Consider the operator J, where \(J :L^2\rightarrow L^2\), \(Jf(z)={\bar{z}} \overline{f(z)}\), \(z\in \mathbb {T}\). Note that J maps antilinearly \(H^2\) onto \(H^2_-\) and conversely bijectively. Moreover, \(J^{-1}=J=J^\sharp \) (by \(\sharp \) we denote the antilinear adjoint). For more properties of antilinear operators authors send the reader to [19]. Consider also the operator \(M_\theta \) and note that \(M_\theta \) maps \(H^2\) onto \(\theta H^2\) bijectively. Moreover \(M^{-1}_\theta =M_{{\bar{\theta }}}\).

The following properties can be easily verified.

Proposition 19

  1. (1)

    \(\langle f_1,f_2 \rangle =\langle \theta f_1,\theta f_2 \rangle =\langle J f_2, J f_1 \rangle \) for \(f_1,f_2\in L^2\);

  2. (2)

    \(P_{\theta H^2}=M_\theta P^+ M_{{\bar{\theta }}}\);

  3. (3)

    \(P^-=JP^+J\);

  4. (4)

    \(M_\theta (f_1\otimes f_2)M_{{\bar{\theta }}}=\theta f_1\otimes \theta f_2\) for \(f_1,f_2\in L^2\);

  5. (5)

    \(J(f_1\otimes f_2)J=Jf_1\otimes Jf_2\) for \(f_1,f_2\in L^2\);

  6. (6)

    \(M_\theta J M_\theta =J\);

  7. (7)

    \(JM_\varphi =M_{{\bar{\varphi }}} J\) for \(\varphi \in L^\infty \).

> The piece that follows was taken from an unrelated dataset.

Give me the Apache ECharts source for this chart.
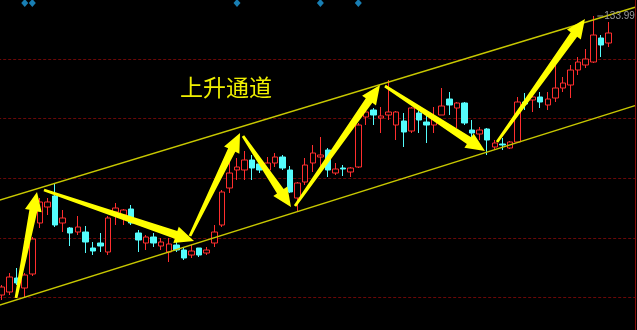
<!DOCTYPE html>
<html><head><meta charset="utf-8">
<script src="https://cdn.jsdelivr.net/npm/echarts@6/dist/echarts.min.js"></script>
<style>html,body{margin:0;padding:0;background:#000;overflow:hidden}#c{width:637px;height:330px}</style>
</head><body><div id="c"></div>
<script>
// ---- data ----
const opens = [106.09,106.39,107.79,106.79,108.19,113.29,114.89,115.99,113.29,112.79,
  112.39,112.39,110.79,111.29,110.39,114.39,114.09,114.69,112.29,111.29,
  111.89,110.99,110.39,111.09,110.59,110.09,110.79,110.29,111.29,113.09,
  116.79,118.59,118.59,119.59,119.19,118.59,119.29,119.89,118.59,115.79,
  117.39,119.29,119.89,120.59,118.29,118.79,118.39,118.89,123.89,124.59,
  123.79,124.09,123.09,123.49,122.49,124.29,123.39,123.09,124.09,125.69,
  124.79,125.29,122.59,122.19,122.69,120.89,121.19,120.79,121.39,125.39,
  125.59,125.89,125.09,125.79,126.79,127.09,128.59,129.09,129.39,131.79,131.29];
const closes = [106.89,107.89,107.29,108.09,111.69,115.39,115.39,113.09,113.79,112.29,
  112.89,111.39,110.49,110.99,113.79,114.79,114.59,113.29,111.59,111.89,
  111.29,111.39,111.19,110.59,109.79,110.49,110.09,110.59,112.39,116.39,
  118.29,118.89,119.59,118.79,118.59,119.29,119.89,118.79,116.39,117.29,
  119.09,120.29,120.09,118.59,118.69,118.69,118.79,123.09,124.39,124.09,
  123.99,124.39,124.39,122.39,124.79,123.59,123.09,123.89,124.99,125.09,
  125.29,123.29,122.29,122.59,121.59,121.29,121.09,121.39,125.39,125.19,
  125.89,125.39,125.69,126.79,127.29,128.59,129.39,129.69,132.09,131.09,132.29];
const lows = [105.59,106.09,107.09,105.89,107.99,112.79,114.09,112.89,112.39,110.99,
  112.09,110.29,110.09,110.39,110.09,113.09,113.09,113.09,110.39,110.59,
  110.89,110.59,109.39,110.39,109.59,109.79,109.89,110.09,110.89,112.89,
  116.29,117.59,117.59,117.59,118.29,118.29,118.89,118.59,116.29,114.39,
  117.09,118.39,118.89,117.89,118.09,117.99,117.89,118.79,123.09,123.09,
  122.29,123.59,121.59,120.89,122.29,122.29,121.29,122.29,124.09,124.09,
  122.79,123.09,121.59,121.59,120.09,120.59,120.59,120.69,121.29,124.59,
  124.39,124.79,124.59,125.39,126.39,125.79,128.09,128.79,129.29,129.89,130.89];
const highs = [107.09,108.29,108.79,108.29,111.89,115.79,115.79,117.29,114.59,112.89,
  113.99,112.99,111.39,112.29,113.99,115.29,114.69,115.09,112.59,112.09,
  112.29,111.79,111.79,111.49,110.79,111.09,110.79,110.89,113.09,116.59,
  119.59,119.79,120.49,120.09,119.29,119.89,120.29,120.09,118.99,117.39,
  119.79,121.09,121.89,120.79,119.29,119.09,118.89,123.29,124.89,124.79,
  124.89,127.59,124.49,124.29,124.89,124.99,124.09,124.89,126.79,126.39,
  125.39,125.39,123.59,122.89,122.79,121.59,121.79,121.49,125.89,126.29,
  126.09,126.39,126.39,129.29,127.89,129.09,129.89,130.69,133.99,132.09,133.39];
const emptySlots = ['E1','E2','E3'];
const categories = opens.map((_, i) => 'K' + (i + 1)).concat(emptySlots);
const channelUpper = [[-0.5, 115.54], [83.5, 134.86]];
const channelLower = [[-0.5, 105.03], [83.5, 125.03]];
// arrows: [tailIndex, tailPrice, tipIndex, tipPrice]
const arrows = [
  [1.85, 105.79, 4.62, 116.39],
  [5.54, 116.59, 25.33, 111.49],
  [24.80, 111.99, 31.40, 122.29],
  [31.79, 121.99, 38.12, 114.89],
  [38.65, 114.99, 49.86, 127.09],
  [50.52, 126.99, 63.71, 120.49],
  [65.30, 121.39, 76.90, 133.69]
];
const markerIndex = [3, 4, 31, 42, 47];
const markerLevel = 135.29;
const maxLabel = '133.99';
const channelTitle = '上升通道';

const kData = opens.map((o, i) => [o, closes[i], lows[i], highs[i]]);
const maxIdx = highs.indexOf(Math.max(...highs));

function renderArrow(params, api) {
  const a = api.coord([api.value(0), api.value(1)]);
  const b = api.coord([api.value(2), api.value(3)]);
  const dx = b[0] - a[0], dy = b[1] - a[1];
  const L = Math.hypot(dx, dy);
  const ux = dx / L, uy = dy / L, nx = -uy, ny = ux;
  const hl = 19, hw = 8.5, w0 = 1.4, w1 = 4;
  const bx = b[0] - ux * hl, by = b[1] - uy * hl;
  const pts = [
    [a[0] + nx * w0, a[1] + ny * w0],
    [bx + nx * w1, by + ny * w1],
    [bx + nx * hw, by + ny * hw],
    [b[0], b[1]],
    [bx - nx * hw, by - ny * hw],
    [bx - nx * w1, by - ny * w1],
    [a[0] - nx * w0, a[1] - ny * w0]
  ];
  return { type: 'polygon', shape: { points: pts }, style: { fill: '#ffff00' } };
}

const chart = echarts.init(document.getElementById('c'), null, { renderer: 'canvas' });
chart.setOption({
  backgroundColor: '#000',
  animation: false,
  grid: [
    { left: -1.8, right: 2, top: 0, height: 330, outerBoundsMode: 'none', containLabel: false },
    { left: -1.8, right: 2, top: -0.5, height: 357.5, outerBoundsMode: 'none', containLabel: false }
  ],
  xAxis: [
    { type: 'category', gridIndex: 0, data: categories, axisLine: { show: false }, axisTick: { show: false }, axisLabel: { show: false }, splitLine: { show: false } },
    { type: 'value', gridIndex: 0, min: -0.5, max: 83.5, show: false },
    { type: 'value', gridIndex: 1, min: 0, max: 1, show: false }
  ],
  yAxis: [
    { type: 'value', gridIndex: 0, min: 102.59, max: 135.59, axisLine: { show: false }, axisTick: { show: false }, axisLabel: { show: false }, splitLine: { show: false } },
    { type: 'value', gridIndex: 1, position: 'right', min: 100, max: 136, interval: 6,
      axisLine: { show: true, onZero: false, lineStyle: { color: '#8a0c0c', width: 1 } },
      axisTick: { show: false }, axisLabel: { show: false },
      splitLine: { show: true, showMinLine: false, showMaxLine: false, lineStyle: { color: '#6a0808', type: [3, 2], width: 1 } } }
  ],
  series: [
    {
      type: 'candlestick', xAxisIndex: 0, yAxisIndex: 0, z: 2,
      data: kData, barWidth: 6,
      itemStyle: { color: '#000', color0: '#54fcfc', borderColor: '#ff2e2e', borderColor0: '#54fcfc', borderWidth: 1 },
      markPoint: {
        symbol: 'rect', symbolSize: [6, 1], symbolOffset: [7, 0],
        itemStyle: { color: '#9a9a9a' },
        label: { show: true, position: 'right', distance: 1, formatter: maxLabel, color: '#9a9a9a', fontSize: 10, fontFamily: 'Liberation Sans' },
        data: [{ coord: [maxIdx, highs[maxIdx]] }]
      }
    },
    {
      type: 'line', xAxisIndex: 1, yAxisIndex: 0, z: 3, data: channelUpper, symbol: 'none',
      lineStyle: { color: '#c8c800', width: 1.5 }, silent: true
    },
    {
      type: 'line', xAxisIndex: 1, yAxisIndex: 0, z: 3, data: channelLower, symbol: 'none',
      lineStyle: { color: '#c8c800', width: 1.5 }, silent: true
    },
    {
      type: 'custom', xAxisIndex: 1, yAxisIndex: 0, z: 4, data: arrows, renderItem: renderArrow, silent: true
    },
    {
      type: 'scatter', xAxisIndex: 0, yAxisIndex: 0, z: 5, clip: false,
      data: markerIndex.map(i => [i, markerLevel]),
      symbol: 'diamond', symbolSize: [7, 8], itemStyle: { color: '#1e9ee0' }
    }
  ],
  graphic: [
    { type: 'text', left: 180, top: 76, z: 10,
      style: { text: channelTitle, fill: '#f0f000', font: '23px "Noto Sans CJK SC"' } }
  ]
});
</script>
</body></html>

In particular \(J 1={\bar{z}}\) and \(J(1 \otimes 1)J={\bar{z}} \otimes {\bar{z}}\). From these properties we get:

Proposition 20

Let \(\varphi \in L^\infty \). Then

  1. (1)

    \({\hat{T}}^\theta _\varphi =P_{\theta H^2}M_{\varphi |\theta H^2}=M_\theta T_\varphi M_{{\bar{\theta }}|\theta H^2}\);

  2. (2)

    \({\hat{T}}^\theta _\varphi =M_{\varphi |\theta H^2}=T_{\varphi |\theta H^2}\) if \(\varphi \in H^\infty \);

  3. (3)

    \(\check{T}_\varphi =P^-M_{\varphi |H^2_-}=JT_{{\bar{\varphi }}}J_{|H_-^2}\);

  4. (4)

    \(\check{T}_\varphi =M_{\varphi |H^2_-}\), if \(\varphi \in \overline{H^\infty }\);

  5. (5)

    \({\hat{\varGamma }}^\theta _\varphi =P^-M_{\varphi |\theta H^2}=H_{\varphi \theta }M_{{\bar{\theta }}|\theta H^2}\);

  6. (6)

    \({\check{\varGamma }}^\theta _\varphi =P_{\theta H^2}M_{\varphi | H^2_-}=M_\theta H^*_{\theta {\bar{\varphi }}}\).

This proposition shows that the symbols of \({\hat{T}}^\theta _\varphi \) and \(\check{T}_\varphi \) are unique, and that \({\hat{\varGamma }}^\theta _\varphi \) and \({\check{\varGamma }}^\theta _\varphi \) are uniquely determined by \(P^-(\varphi \theta )\) and \(P^-(\theta {\bar{\varphi }})\), respectively. Note that for \(\varphi \in L^\infty \), \(\bar{\theta }P^-(\theta \varphi )\) is the orthogonal projection of \(\varphi \) onto \(\overline{\theta z H^2}\). Thus

$$\begin{aligned} {\hat{\varGamma }}_{\varphi }={\hat{\varGamma }}_{\psi }\quad \text {if and only if}\quad (\varphi -\psi )\perp \overline{\theta z H^2}. \end{aligned}$$
(6.1)

In particular, \({\hat{\varGamma }}^\theta _\varphi =0\) if \(\varphi \in {\bar{\theta }} H^\infty \supset H^\infty \). Similarly, \({\check{\varGamma }}^\theta _\varphi =0\) if \(\varphi \in \theta \overline{ H^\infty }\supset \overline{H^\infty }\).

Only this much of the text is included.